3. Motherhood: Constantly Worrying If You’re Good Enough — So Be Kind!
Being a mother is constantly questioning if you’re good enough for the job — even before you’ve started on it. For Sue Maine, 30, thoughts about whether she would be a good enough mother started as early as when she first found out she was pregnant. Feelings of self-doubt and excitement emerged with the news of the pregnancy. “There were no immediate fears but when that (pregnancy) settled in, I had concerns about whether I would be a good enough mum; would I be able to be a good role-model, bring up the child resources-wise etc”, recalled Sue Maine.
Like Sue Maine, the four mothers all had a story to share about worrying over their abilities as a mother. Very often, these thoughts come as they wrestle with different advice and opinions from others. So the lesson here is to be kind — to be mindful when we share our opinion because we never know how it would make someone feel. Don’t just dish opinions because it’s “good advice”. Instead, have a think first about whether it will be helpful to the person you’re talking to!
4. Find Your Support System & Don’t Be Afraid To Ask For Help
Finding a community and a support system sounds like a very obvious lesson. But how many of us actually practice it? Kurtrina, 24, shared with me that her pregnancy emphasised to her the importance of community and support.
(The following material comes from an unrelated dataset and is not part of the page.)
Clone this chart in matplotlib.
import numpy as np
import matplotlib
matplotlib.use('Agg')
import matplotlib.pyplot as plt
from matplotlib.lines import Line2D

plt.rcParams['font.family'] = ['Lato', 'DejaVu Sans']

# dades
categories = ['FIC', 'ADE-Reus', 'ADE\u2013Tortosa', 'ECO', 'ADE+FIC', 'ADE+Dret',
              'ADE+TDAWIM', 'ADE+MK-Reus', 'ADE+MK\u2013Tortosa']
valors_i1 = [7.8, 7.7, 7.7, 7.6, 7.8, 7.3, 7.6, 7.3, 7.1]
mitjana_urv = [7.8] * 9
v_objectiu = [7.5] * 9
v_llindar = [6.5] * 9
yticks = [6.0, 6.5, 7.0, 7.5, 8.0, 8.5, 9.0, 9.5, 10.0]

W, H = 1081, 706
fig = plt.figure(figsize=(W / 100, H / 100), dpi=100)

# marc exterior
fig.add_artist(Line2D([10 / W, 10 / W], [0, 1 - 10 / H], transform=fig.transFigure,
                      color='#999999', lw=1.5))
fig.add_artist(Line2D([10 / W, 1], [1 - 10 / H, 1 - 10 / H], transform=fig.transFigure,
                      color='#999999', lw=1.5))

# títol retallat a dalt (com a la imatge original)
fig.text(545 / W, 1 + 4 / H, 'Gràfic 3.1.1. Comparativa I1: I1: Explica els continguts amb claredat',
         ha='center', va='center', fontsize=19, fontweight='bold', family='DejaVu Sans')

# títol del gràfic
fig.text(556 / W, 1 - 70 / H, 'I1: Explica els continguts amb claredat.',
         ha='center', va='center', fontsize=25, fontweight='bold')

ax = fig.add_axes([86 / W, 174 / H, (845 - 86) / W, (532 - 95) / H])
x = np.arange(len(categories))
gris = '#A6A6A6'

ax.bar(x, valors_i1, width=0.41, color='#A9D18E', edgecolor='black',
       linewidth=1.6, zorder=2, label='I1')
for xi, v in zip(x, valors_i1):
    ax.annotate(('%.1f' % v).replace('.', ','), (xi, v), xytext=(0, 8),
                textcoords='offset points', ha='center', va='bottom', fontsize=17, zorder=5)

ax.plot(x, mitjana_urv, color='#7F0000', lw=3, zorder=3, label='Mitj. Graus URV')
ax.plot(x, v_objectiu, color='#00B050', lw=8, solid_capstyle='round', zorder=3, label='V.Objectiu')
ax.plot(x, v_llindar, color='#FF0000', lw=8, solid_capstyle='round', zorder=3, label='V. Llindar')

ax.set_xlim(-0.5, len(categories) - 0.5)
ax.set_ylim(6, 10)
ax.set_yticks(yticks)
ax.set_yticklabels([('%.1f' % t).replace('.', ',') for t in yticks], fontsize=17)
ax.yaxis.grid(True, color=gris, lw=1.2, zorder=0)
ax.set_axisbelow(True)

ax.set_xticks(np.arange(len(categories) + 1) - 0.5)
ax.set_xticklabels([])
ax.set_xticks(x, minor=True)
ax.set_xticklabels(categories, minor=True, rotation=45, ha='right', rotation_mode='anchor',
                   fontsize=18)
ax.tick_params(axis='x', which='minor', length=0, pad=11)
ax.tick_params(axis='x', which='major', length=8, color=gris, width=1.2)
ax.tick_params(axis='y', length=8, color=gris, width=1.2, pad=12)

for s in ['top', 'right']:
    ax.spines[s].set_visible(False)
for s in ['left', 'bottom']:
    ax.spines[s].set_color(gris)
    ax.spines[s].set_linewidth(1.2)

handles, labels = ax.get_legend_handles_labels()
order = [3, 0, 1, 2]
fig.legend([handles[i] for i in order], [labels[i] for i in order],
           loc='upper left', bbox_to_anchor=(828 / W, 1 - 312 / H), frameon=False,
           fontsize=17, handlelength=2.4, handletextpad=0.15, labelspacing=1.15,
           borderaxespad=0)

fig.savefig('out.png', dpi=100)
To Kurtrina, news about being pregnant came as a surprise to her and had upended her plans. She had planned to be married to her long-term boyfriend and was in the throes of planning her wedding when she discovered she was pregnant. Naturally, she faced different challenges including an initially worried father. But now that she’s seven months along and mere weeks from welcoming her baby boy, Kurtrina says that the experience has left her feeling deeply appreciative of her support system. “Pregnancy is not just about me, myself and my child. It’s about the people around me. Through this pregnancy I was very thankful and blessed for the kind of love and attention I’ve received. Not just from my husband, but from the people around me.”
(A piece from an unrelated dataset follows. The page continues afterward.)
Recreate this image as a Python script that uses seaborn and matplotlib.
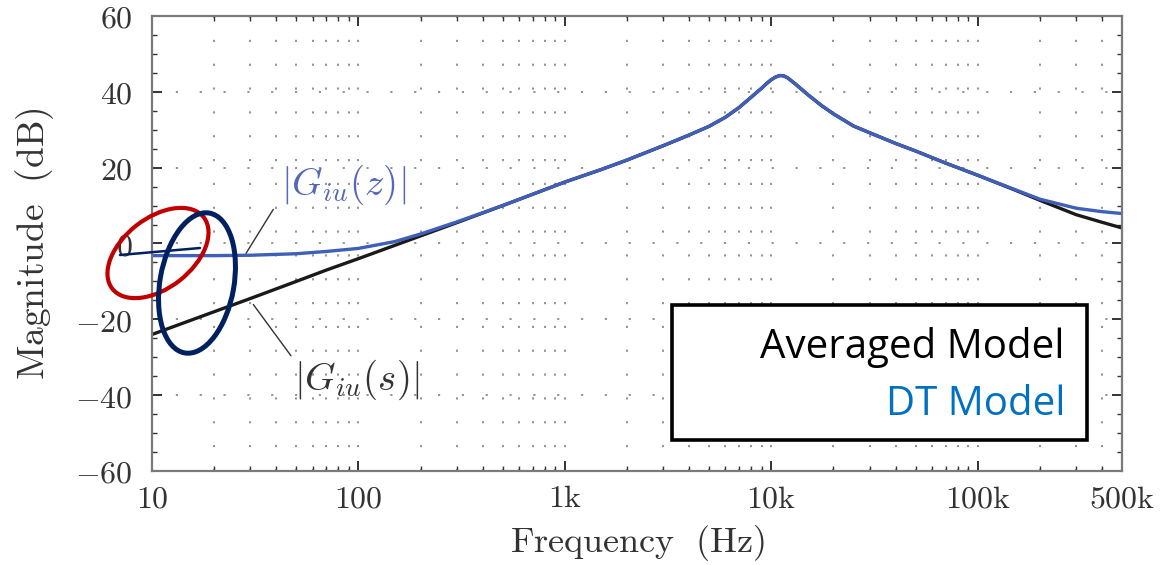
import numpy as np
import pandas as pd
import matplotlib
matplotlib.use("Agg")
import matplotlib.pyplot as plt
import matplotlib.ticker as mticker
from matplotlib.patches import Ellipse, Rectangle
import seaborn as sns

# values
freq = [10, 20, 30, 50, 70, 100, 150, 200, 300, 500, 700, 1000, 1500, 2000,
        3000, 4000, 5000, 6000, 7000, 8000, 9000, 9500, 10000, 10500, 11000,
        11500, 12000, 13000, 14000, 15000, 17500, 20000, 25000, 30000, 40000,
        50000, 70000, 100000, 150000, 200000, 300000, 400000, 500000]
avg_db = [-24.0, -18.0, -14.5, -10.0, -7.0, -4.0, -0.5, 2.0, 5.5, 10.0, 13.0,
          16.2, 19.5, 22.0, 25.8, 28.6, 30.9, 33.3, 35.9, 38.6, 41.0, 42.2,
          43.2, 43.9, 44.3, 44.2, 43.7, 42.2, 40.7, 39.3, 36.4, 34.2, 31.0,
          29.2, 26.4, 24.4, 21.2, 18.0, 14.2, 11.4, 7.6, 5.6, 4.1]
dt_db = [-3.2, -3.2, -3.1, -2.7, -2.1, -1.3, 0.5, 2.5, 5.7, 10.0, 13.0,
         16.2, 19.5, 22.0, 25.8, 28.6, 30.9, 33.3, 35.9, 38.6, 41.0, 42.2,
         43.2, 43.9, 44.3, 44.2, 43.7, 42.2, 40.7, 39.3, 36.4, 34.2, 31.0,
         29.2, 26.4, 24.4, 21.2, 18.0, 14.3, 11.7, 9.3, 8.4, 7.9]

xticks = [10, 100, 1000, 10000, 100000, 500000]
xtick_labels = ["10", "100", "1k", "10k", "100k", "500k"]
yticks = [-60, -40, -20, 0, 20, 40, 60]

df = pd.DataFrame({"Frequency": freq, "Averaged": avg_db, "DT": dt_db})

sns.set_style("ticks")
plt.rcParams["mathtext.fontset"] = "cm"
plt.rcParams["font.family"] = ["DejaVu Sans"]

fig = plt.figure(figsize=(11.71, 5.65), dpi=100)
ax = fig.add_axes([0.1298, 0.1664, 0.8283, 0.8053])

sns.lineplot(data=df, x="Frequency", y="Averaged", color="#1a1a1a", lw=2.4, ax=ax)
sns.lineplot(data=df, x="Frequency", y="DT", color="#3f5fb8", lw=2.4, ax=ax)

ax.set_xscale("log")
ax.set_xlim(10, 500000)
ax.set_ylim(-60, 60)
ax.set_xticks(xticks)
ax.set_xticklabels(["$\\mathrm{" + t + "}$" for t in xtick_labels])
ax.xaxis.set_minor_locator(mticker.LogLocator(base=10, subs=np.arange(2, 10)))
ax.xaxis.set_minor_formatter(mticker.NullFormatter())
ax.set_yticks(yticks)
ax.set_yticklabels(["$" + str(v) + "$" for v in yticks])
ax.yaxis.set_minor_locator(mticker.MultipleLocator(5))

ax.tick_params(which="both", direction="in", top=True, right=True,
               colors="#333333", labelcolor="#333333")
ax.tick_params(which="major", length=7, width=1.4, labelsize=23)
ax.tick_params(axis="x", which="major", pad=9)
ax.tick_params(axis="y", which="major", pad=14)
ax.tick_params(which="minor", length=3.5, width=1.0)

dots = (0, (1.2, 12))
ax.grid(which="both", axis="x", ls=dots, lw=1.3, color="#8a8a8a")
ax.grid(which="major", axis="y", ls=dots, lw=1.3, color="#8a8a8a")
for s in ax.spines.values():
    s.set_color("#7a7a7a")
    s.set_linewidth(1.6)

ax.set_xlabel(r"$\mathrm{Frequency\ \ (Hz)}$", fontsize=26, color="#333333", labelpad=6)
ax.set_ylabel(r"$\mathrm{Magnitude\ \ (dB)}$", fontsize=27, color="#333333", labelpad=14)

# curve labels with leader lines
ax.annotate("", xy=(28.1, -3.2), xytext=(39.3, 9.6),
            arrowprops=dict(arrowstyle="-", color="#333333", lw=1.0))
ax.annotate("", xy=(30.4, -15.5), xytext=(48, -30.2),
            arrowprops=dict(arrowstyle="-", color="#333333", lw=1.0))
ax.text(42, 15.4, r"$|G_{iu}(z)|$", fontsize=28, color="#5468b8", va="center")
ax.text(49, -36, r"$|G_{iu}(s)|$", fontsize=28, color="#333333", va="center")

# legend box (drawn in pixel space, y measured from top)
H = 5.65
px = fig.dpi_scale_trans
fig.add_artist(Rectangle((6.72, H - 4.40), 4.15, 1.35, transform=px,
                         facecolor="white", edgecolor="black", lw=2.6))
fig.text(10.65, H - 3.48, "Averaged Model", transform=px, ha="right", va="center",
         fontsize=29, color="black", family=["Open Sans", "DejaVu Sans"])
fig.text(10.65, H - 4.05, "DT Model", transform=px, ha="right", va="center",
         fontsize=29, color="#0070C0", family=["Open Sans", "DejaVu Sans"])

# hand-drawn highlight marks
fig.add_artist(Ellipse((1.58, H - 2.53), 1.16, 0.70, angle=38, transform=px,
                       fill=False, edgecolor="#c00000", lw=3.0))
fig.add_artist(Ellipse((1.97, H - 2.83), 1.42, 0.74, angle=80, transform=px,
                       fill=False, edgecolor="#002060", lw=3.6))
fig.add_artist(plt.Line2D([1.20, 2.00], [H - 2.55, H - 2.48], transform=px,
                          color="#002060", lw=1.8))

fig.savefig("out.png", dpi=100)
We all need our support system not just for the challenges we’ll encounter. Sometimes we need them just as a reminder to pace ourselves and to not get caught up with unrealistic self-expectations. Mother to an energetic three year old and seven months into her second pregnancy, Adilah relies on her Telegram group of “mother friends” for not only her support system, but a reminder that each individual and parenting journey is unique, to fight against any unrealistic expectations. “Try to find the positive things and appreciate the little things that you get to achieve on a day0-to-day basis. For example, you get to vacuum the floor today, celebrate that, that’s good enough! Try to reach out to your friends, play some online games. Don’t put too much expectations on yourself, be realistic about what you can do in a day.”
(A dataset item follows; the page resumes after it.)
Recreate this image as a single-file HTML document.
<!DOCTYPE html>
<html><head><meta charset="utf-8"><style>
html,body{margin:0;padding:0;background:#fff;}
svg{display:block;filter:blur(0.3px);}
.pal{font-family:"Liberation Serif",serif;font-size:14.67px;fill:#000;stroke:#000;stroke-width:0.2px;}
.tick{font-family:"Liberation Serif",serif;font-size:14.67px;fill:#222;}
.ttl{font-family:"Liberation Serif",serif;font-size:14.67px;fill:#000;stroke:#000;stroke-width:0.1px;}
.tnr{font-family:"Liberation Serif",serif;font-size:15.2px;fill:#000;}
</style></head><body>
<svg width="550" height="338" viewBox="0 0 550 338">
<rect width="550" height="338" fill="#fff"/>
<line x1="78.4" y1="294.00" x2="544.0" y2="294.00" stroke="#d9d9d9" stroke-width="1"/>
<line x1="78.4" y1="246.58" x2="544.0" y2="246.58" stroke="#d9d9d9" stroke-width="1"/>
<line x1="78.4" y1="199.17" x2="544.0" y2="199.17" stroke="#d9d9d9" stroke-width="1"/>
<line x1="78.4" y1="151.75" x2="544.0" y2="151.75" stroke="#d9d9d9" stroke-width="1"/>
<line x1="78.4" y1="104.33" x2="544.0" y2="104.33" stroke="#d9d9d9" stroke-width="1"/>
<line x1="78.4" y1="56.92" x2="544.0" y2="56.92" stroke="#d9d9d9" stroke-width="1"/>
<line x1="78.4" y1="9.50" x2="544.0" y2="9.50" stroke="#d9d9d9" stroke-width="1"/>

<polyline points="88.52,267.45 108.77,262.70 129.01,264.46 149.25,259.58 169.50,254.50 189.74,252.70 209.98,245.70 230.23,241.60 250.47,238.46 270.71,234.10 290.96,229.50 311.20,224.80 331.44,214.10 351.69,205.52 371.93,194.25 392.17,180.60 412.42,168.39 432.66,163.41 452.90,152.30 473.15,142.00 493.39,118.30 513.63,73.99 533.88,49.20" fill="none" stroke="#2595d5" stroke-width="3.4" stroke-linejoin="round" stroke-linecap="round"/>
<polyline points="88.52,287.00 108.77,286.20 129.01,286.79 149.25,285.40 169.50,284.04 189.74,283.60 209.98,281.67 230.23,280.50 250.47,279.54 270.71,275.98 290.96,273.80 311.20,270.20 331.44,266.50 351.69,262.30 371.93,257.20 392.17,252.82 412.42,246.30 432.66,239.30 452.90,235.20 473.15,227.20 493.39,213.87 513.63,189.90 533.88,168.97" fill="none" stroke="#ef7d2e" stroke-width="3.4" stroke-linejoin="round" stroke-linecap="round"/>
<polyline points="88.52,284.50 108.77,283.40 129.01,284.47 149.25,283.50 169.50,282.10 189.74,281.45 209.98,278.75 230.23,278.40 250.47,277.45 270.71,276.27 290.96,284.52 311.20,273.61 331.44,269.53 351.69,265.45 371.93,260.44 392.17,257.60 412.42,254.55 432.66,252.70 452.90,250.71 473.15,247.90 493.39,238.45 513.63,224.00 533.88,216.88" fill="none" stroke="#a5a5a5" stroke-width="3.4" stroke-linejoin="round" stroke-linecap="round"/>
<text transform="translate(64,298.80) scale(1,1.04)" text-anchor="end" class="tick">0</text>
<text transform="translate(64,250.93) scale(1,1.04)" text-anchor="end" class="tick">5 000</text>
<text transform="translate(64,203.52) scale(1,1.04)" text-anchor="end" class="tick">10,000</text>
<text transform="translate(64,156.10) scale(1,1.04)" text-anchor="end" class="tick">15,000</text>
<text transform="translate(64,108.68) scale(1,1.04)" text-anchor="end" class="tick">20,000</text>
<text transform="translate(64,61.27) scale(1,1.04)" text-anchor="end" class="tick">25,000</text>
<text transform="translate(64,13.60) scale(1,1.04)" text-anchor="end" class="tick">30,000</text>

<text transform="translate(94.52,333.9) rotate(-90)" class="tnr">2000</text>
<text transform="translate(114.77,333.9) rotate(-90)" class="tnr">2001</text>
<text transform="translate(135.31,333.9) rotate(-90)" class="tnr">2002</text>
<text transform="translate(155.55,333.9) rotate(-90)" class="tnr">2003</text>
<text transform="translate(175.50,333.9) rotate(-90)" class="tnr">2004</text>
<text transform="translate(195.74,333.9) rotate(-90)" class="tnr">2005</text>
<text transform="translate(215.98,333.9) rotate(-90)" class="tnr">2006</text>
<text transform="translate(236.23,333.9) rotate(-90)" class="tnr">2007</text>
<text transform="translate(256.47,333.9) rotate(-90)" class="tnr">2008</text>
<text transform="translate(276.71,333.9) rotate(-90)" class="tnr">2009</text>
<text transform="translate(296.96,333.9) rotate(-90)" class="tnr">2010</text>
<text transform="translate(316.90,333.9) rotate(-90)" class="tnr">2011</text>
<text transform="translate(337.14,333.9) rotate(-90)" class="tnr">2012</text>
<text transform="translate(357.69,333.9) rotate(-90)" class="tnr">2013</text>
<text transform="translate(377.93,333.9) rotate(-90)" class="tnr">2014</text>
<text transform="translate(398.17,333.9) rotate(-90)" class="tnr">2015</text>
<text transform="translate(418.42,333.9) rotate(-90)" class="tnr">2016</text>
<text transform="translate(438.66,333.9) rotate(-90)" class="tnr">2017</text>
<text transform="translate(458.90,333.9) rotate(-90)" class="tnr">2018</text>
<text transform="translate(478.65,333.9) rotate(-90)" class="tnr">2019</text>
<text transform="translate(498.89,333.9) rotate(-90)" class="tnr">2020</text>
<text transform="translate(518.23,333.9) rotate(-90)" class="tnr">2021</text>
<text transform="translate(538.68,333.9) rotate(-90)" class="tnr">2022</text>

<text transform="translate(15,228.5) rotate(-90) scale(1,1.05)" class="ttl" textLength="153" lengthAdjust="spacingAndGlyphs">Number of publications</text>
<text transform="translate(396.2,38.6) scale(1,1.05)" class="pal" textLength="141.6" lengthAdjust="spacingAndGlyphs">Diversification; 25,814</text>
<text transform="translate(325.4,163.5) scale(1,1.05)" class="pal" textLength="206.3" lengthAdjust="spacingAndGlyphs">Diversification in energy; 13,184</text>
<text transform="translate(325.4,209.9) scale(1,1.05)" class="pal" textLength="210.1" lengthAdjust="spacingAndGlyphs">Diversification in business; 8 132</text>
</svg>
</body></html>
A Reflection: Lessons In Motherhood
Needless to say, each of these women I spoke to still have — as they acknowledged — a lifetime of lessons to share while they look forward to experiencing life (and all its ups and downs) with their yet unborn child. Mother or not, lessons in motherhood are applicable to anyone, even myself.
So to all mothers out there — past, present, future — thank you for your unconditional love, for your bravery and for daily making the choice to be a mother; for giving us your whole heart, and so much more.